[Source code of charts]
++++++++++
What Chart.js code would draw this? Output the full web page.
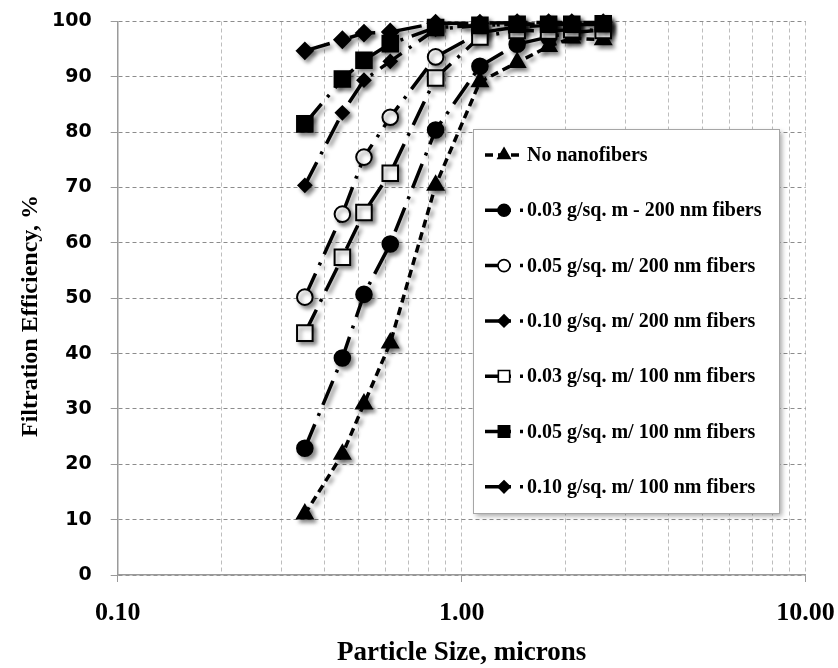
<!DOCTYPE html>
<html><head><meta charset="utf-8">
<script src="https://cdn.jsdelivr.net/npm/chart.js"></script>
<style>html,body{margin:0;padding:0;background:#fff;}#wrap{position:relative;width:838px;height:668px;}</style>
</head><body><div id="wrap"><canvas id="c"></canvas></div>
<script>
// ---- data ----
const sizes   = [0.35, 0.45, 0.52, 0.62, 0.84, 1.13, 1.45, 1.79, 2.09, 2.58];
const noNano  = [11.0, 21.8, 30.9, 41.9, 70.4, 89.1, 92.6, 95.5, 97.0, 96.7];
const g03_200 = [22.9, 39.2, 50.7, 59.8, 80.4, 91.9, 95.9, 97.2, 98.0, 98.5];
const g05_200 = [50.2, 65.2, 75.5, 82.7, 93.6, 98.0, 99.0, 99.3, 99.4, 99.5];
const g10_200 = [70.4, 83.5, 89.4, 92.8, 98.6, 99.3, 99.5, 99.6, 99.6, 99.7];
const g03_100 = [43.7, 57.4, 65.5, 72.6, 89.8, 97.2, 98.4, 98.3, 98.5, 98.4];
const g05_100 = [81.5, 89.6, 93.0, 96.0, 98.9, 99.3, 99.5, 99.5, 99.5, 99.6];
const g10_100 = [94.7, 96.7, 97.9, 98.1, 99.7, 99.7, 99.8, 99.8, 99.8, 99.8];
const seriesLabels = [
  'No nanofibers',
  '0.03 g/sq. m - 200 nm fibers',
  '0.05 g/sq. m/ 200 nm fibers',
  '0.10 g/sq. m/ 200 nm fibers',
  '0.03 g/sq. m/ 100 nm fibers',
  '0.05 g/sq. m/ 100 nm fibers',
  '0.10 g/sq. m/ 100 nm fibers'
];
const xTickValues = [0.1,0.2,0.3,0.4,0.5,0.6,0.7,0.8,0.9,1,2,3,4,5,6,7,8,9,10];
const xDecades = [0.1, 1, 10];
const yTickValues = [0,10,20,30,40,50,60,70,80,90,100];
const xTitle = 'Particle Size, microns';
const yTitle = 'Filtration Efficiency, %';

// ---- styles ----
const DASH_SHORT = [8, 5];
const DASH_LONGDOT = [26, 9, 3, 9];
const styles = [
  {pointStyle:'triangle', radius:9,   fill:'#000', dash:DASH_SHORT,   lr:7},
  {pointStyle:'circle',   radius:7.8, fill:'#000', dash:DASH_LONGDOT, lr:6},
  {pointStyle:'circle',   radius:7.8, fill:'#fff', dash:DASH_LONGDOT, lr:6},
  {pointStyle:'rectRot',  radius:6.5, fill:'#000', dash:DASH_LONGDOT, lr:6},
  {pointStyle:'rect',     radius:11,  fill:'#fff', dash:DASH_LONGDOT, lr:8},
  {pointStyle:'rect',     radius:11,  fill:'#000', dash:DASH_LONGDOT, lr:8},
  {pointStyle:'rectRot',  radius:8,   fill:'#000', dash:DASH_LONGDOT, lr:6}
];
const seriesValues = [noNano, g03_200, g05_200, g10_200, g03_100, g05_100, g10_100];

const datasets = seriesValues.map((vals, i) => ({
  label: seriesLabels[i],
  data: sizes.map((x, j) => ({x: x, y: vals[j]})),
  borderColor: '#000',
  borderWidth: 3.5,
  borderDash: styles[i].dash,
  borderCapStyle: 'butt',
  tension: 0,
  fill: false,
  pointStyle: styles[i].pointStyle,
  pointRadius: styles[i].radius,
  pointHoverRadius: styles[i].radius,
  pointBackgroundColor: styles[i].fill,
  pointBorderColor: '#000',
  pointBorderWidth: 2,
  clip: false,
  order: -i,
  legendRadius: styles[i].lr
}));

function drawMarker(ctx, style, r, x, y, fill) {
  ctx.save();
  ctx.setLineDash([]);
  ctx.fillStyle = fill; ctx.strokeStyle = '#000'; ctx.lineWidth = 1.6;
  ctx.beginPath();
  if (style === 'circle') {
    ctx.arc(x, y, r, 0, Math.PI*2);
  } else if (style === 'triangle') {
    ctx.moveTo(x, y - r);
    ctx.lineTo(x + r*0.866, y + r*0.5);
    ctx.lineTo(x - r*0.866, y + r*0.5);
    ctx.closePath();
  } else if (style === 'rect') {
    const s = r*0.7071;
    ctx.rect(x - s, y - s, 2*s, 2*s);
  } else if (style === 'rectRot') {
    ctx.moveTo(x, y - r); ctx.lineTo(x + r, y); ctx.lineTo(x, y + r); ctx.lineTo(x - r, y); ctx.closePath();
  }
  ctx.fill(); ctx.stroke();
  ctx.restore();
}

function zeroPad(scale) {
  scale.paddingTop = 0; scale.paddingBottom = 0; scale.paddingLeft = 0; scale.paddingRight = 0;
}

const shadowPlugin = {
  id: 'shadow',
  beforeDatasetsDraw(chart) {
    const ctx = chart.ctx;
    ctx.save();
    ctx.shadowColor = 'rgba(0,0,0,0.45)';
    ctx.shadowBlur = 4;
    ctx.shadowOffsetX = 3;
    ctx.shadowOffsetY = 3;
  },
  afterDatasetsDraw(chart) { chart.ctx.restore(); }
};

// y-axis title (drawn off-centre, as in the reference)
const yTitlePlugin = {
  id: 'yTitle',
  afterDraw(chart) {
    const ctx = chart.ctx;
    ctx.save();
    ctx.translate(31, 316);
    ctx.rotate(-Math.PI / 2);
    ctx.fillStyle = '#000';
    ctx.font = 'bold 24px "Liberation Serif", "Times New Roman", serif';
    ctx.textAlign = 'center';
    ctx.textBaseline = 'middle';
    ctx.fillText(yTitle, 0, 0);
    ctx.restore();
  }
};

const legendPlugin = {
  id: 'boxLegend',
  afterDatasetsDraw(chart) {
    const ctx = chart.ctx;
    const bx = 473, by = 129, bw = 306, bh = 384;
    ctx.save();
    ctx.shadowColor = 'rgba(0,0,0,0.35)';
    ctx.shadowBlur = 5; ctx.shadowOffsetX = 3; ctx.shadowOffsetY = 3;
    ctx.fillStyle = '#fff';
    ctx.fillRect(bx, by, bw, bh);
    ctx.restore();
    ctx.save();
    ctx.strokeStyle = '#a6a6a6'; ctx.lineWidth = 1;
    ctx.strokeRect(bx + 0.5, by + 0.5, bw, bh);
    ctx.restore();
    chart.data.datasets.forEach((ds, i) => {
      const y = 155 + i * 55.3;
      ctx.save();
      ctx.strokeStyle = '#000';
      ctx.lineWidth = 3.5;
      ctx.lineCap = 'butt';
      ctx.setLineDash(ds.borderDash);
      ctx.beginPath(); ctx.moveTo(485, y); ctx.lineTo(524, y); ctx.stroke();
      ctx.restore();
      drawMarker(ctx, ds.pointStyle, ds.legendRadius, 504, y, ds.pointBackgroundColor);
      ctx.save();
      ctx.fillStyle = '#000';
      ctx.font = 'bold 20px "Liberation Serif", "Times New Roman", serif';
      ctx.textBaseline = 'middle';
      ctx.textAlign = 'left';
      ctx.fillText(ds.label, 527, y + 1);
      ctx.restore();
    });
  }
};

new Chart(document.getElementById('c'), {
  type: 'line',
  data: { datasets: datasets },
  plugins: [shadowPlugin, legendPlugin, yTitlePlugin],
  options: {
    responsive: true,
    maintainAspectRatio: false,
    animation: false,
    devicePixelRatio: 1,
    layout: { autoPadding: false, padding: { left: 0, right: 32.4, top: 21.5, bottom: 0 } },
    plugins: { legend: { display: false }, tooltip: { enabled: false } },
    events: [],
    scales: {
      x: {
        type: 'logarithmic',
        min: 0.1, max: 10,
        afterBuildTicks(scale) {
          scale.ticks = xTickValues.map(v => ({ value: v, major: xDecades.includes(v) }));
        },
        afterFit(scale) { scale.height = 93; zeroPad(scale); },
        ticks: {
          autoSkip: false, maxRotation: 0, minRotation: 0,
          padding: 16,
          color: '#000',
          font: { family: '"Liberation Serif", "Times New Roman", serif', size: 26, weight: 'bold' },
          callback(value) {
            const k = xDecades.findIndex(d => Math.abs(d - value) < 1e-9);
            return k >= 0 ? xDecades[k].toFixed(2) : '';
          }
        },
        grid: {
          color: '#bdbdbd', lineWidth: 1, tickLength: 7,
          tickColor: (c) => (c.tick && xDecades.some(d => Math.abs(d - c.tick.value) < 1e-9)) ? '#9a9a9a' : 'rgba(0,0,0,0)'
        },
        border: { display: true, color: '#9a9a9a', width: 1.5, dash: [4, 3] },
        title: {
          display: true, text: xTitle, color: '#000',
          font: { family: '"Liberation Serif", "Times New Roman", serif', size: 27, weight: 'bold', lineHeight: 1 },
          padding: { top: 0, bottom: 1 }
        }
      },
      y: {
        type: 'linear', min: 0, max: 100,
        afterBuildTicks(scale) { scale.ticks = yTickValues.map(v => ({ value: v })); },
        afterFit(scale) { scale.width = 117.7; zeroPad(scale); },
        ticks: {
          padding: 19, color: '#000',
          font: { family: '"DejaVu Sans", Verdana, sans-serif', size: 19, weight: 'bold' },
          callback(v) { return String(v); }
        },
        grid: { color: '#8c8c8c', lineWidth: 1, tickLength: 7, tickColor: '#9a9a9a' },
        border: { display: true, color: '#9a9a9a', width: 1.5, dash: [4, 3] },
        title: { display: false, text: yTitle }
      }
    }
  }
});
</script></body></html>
++++++++++
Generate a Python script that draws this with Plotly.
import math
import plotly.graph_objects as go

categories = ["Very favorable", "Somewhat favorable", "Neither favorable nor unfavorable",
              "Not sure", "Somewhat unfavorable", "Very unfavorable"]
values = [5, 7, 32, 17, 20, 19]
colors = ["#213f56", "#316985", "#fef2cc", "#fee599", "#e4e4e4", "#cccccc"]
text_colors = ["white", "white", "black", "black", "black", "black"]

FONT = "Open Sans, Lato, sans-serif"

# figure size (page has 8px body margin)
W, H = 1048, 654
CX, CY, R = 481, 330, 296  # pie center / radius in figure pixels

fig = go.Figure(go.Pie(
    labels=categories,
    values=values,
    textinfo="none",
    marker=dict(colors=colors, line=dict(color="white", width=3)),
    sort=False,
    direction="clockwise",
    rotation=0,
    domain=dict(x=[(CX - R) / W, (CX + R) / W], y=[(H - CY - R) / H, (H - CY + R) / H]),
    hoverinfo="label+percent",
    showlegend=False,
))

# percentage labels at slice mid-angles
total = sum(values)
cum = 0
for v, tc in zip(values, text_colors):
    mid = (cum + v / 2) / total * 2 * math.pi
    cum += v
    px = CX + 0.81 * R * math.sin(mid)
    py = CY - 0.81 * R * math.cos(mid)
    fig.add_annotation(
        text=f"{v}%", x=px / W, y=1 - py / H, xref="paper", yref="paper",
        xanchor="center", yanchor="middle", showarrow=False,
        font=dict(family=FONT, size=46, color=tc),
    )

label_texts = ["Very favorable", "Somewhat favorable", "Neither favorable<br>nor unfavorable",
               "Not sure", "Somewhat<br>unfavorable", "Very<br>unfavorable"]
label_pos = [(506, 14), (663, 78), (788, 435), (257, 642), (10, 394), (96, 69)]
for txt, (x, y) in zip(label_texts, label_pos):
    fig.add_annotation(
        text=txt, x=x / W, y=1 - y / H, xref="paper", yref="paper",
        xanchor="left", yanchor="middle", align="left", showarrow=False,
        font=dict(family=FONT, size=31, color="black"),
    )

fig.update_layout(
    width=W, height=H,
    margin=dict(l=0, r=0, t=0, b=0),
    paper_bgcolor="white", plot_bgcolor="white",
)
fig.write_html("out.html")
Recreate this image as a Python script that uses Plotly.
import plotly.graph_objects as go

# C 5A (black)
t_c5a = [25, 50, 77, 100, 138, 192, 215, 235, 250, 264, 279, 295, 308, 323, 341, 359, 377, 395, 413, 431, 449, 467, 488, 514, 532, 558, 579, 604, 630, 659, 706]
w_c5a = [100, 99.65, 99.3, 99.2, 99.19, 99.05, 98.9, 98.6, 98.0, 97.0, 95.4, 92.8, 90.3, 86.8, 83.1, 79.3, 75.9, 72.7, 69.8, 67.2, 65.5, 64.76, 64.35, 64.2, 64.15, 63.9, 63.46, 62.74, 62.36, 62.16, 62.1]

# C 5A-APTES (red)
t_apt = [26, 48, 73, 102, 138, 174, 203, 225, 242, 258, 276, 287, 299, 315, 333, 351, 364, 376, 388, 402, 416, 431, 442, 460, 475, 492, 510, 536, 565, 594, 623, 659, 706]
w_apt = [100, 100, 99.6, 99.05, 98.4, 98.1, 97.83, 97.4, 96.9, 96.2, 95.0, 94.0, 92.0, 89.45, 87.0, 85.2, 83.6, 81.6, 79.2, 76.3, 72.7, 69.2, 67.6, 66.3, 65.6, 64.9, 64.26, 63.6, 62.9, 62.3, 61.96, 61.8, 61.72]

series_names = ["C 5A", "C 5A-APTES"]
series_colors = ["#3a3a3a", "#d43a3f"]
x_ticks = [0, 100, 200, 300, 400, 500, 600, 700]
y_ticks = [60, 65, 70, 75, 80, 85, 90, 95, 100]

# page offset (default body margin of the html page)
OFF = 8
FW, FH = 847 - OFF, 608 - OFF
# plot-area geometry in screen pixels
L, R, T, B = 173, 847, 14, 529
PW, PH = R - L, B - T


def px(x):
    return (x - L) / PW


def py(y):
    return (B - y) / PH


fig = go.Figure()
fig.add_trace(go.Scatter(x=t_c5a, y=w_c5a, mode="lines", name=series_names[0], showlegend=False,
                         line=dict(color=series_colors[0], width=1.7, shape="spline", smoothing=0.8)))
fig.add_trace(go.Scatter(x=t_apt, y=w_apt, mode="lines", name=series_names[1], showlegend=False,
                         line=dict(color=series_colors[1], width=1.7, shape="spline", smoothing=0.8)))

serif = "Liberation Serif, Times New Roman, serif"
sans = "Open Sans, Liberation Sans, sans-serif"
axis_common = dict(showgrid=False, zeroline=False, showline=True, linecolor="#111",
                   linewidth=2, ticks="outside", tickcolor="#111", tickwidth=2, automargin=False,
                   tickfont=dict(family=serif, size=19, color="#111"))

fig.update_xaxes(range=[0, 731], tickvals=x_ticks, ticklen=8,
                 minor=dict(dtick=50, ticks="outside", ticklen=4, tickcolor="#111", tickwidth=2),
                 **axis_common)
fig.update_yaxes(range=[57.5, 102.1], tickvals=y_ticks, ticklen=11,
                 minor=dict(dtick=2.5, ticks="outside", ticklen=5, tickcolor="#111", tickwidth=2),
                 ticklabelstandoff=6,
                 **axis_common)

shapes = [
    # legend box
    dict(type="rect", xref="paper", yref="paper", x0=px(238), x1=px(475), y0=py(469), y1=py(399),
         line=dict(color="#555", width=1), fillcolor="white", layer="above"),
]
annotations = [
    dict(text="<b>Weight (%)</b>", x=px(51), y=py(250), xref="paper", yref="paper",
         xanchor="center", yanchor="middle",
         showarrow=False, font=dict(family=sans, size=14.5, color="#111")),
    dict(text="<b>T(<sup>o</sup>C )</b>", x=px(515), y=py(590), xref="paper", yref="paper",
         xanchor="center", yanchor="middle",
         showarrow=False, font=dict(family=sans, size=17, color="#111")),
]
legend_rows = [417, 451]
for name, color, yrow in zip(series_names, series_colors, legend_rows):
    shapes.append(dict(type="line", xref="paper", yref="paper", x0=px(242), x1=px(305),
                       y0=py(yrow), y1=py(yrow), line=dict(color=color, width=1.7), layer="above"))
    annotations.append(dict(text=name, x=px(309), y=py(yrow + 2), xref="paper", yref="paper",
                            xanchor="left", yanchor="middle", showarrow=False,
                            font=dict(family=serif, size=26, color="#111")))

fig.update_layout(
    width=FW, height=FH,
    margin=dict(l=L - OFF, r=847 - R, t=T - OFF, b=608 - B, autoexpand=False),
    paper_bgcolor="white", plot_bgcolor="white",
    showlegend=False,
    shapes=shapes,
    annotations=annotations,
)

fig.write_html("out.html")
++++++++++
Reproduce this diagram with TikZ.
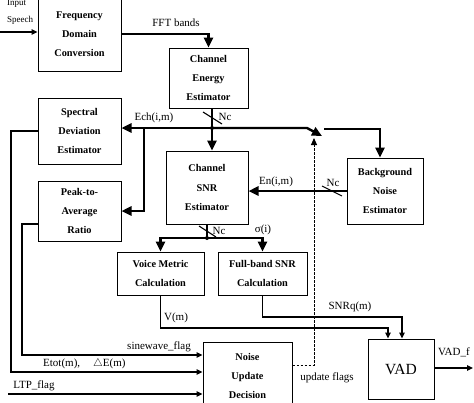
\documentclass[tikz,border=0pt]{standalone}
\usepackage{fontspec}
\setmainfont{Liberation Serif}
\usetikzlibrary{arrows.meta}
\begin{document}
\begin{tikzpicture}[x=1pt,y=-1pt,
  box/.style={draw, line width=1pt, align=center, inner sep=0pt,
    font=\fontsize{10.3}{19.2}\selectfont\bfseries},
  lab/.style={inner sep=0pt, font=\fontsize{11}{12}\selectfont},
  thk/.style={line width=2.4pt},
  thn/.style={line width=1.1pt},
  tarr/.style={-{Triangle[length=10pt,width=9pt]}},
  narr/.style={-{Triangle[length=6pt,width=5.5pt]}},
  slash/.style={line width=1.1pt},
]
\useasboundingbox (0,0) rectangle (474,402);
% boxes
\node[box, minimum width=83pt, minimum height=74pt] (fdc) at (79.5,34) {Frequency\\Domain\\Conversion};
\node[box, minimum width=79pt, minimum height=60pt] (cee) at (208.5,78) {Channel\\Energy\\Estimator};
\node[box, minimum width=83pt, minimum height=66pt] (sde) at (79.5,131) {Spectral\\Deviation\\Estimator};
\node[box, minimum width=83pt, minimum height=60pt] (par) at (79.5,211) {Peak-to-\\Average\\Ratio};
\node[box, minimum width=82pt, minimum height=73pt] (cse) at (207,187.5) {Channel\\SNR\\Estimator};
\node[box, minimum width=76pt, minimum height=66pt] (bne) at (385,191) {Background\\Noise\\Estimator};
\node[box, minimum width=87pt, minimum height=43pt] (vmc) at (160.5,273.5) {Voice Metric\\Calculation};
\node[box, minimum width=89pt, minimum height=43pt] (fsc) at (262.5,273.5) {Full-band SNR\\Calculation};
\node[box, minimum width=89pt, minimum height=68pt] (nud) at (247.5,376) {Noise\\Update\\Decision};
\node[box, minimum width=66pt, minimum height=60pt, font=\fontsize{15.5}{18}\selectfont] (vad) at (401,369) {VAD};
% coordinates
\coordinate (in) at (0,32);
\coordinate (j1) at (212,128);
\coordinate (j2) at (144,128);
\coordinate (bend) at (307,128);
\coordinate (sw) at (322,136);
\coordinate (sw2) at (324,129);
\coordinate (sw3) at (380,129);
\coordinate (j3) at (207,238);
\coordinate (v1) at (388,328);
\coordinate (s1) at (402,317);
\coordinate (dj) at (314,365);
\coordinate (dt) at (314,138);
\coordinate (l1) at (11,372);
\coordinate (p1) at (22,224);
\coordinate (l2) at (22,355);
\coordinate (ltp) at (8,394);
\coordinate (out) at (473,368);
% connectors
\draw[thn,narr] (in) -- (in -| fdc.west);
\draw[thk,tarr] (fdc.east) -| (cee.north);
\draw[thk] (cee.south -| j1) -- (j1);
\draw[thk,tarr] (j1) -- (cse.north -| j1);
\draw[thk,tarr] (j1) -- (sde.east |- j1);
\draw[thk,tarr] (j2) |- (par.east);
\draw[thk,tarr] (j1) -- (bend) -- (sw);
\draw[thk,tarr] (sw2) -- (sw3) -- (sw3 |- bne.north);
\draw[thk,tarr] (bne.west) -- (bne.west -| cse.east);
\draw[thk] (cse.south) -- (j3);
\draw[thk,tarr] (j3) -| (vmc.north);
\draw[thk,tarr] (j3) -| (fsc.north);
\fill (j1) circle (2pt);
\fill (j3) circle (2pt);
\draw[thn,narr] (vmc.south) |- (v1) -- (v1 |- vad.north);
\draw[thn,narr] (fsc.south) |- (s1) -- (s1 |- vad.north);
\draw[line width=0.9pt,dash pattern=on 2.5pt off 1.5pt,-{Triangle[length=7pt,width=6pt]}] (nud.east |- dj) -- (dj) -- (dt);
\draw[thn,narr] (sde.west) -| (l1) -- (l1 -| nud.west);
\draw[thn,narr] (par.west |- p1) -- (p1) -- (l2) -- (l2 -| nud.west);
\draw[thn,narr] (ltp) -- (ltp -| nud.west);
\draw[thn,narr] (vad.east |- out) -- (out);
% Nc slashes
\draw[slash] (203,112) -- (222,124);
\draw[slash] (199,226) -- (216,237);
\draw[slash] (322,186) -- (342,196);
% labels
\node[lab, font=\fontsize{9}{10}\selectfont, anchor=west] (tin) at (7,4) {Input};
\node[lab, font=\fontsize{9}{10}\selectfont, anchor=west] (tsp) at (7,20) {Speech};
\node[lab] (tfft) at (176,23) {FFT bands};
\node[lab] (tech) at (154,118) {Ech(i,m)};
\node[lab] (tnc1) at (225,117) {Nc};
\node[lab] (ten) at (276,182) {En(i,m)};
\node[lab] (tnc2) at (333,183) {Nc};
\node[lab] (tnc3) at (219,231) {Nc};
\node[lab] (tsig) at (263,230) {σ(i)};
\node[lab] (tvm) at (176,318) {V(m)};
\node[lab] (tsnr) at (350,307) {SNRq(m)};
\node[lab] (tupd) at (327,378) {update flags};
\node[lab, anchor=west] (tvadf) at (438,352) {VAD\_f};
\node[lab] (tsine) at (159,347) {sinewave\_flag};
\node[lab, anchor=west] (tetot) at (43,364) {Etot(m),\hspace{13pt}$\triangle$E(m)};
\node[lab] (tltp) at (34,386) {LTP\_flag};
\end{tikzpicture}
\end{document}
++++++++++
◆ **Goal**: Take every line containing the word "Python" and copy it.

◆ **Full output**:
Generate a Python script that draws this with Plotly.
Recreate this image as a Python script that uses Plotly.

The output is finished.